The money would essentially buy development rights on nearly 50,000 acres of farms and ranches, ensuring that the land will be preserved as habitat for sage grouse, said Dave White, chief of the U.S. Department of Agricultures Natural Resources Conservation Service.
White announced the funding Friday at the National Cattlemens Beef Association trade show in Denver.
Sage grouse live in Colorado, California, North Dakota, South Dakota, Idaho, Montana, Nevada, Oregon, Utah, Washington, Wyoming and western Canada and rely on sagebrush for cover and food.
Populations have been shrinking over the last century, as vast grasslands have been destroyed or fragmented.
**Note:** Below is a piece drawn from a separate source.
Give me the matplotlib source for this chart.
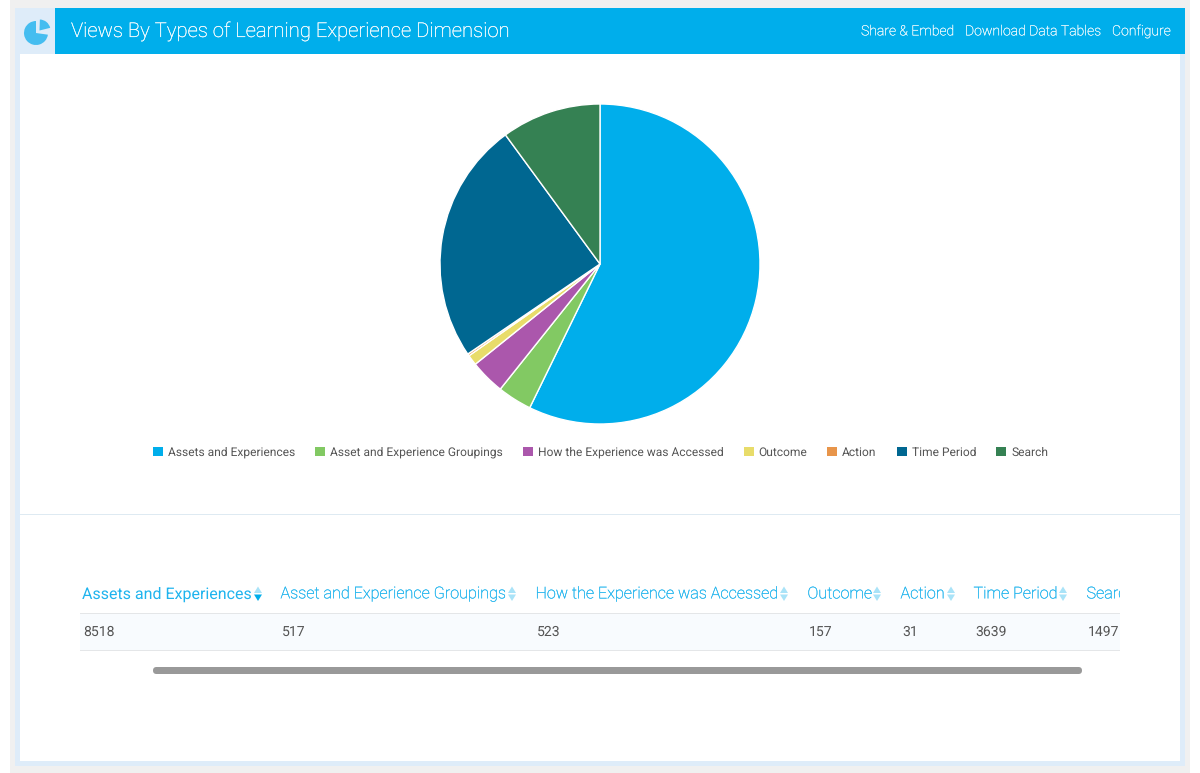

The U.S. Fish and Wildlife Service considers the bird a candidate for federal protection under the Endangered Species Act, but it hasnt been formally listed as threatened or endangered.
NRCS is among the agencies working to shore up populations enough so the bird isnt listed, which could lead to restrictions on activities on public land.
The National Cattlemens Beef Association generally considers local conservation efforts to be a more scientifically viable way to protect a species, rather than listing it as threatened or endangered.
The funding announced Friday includes about $17 million to preserve 40,000 acres of sagebrush grazing land in Wyoming and about $2.5 million to protect 2,000 acres of sagebrush grasslands in Colorado, White said.
It also includes about $3.5 million to preserve 7,000 acres in Montana that would lock down a corridor for sage grouse in Saskatchewan use to get to a spot on public land in Montana where they spend the winter, White said.
Separately, NRCS also has worked with ranchers to mark and remove fences so that sage grouse wont fly into them and encourage prescribed grazing to keep grasses longer, thereby increasing chicks chances of survival.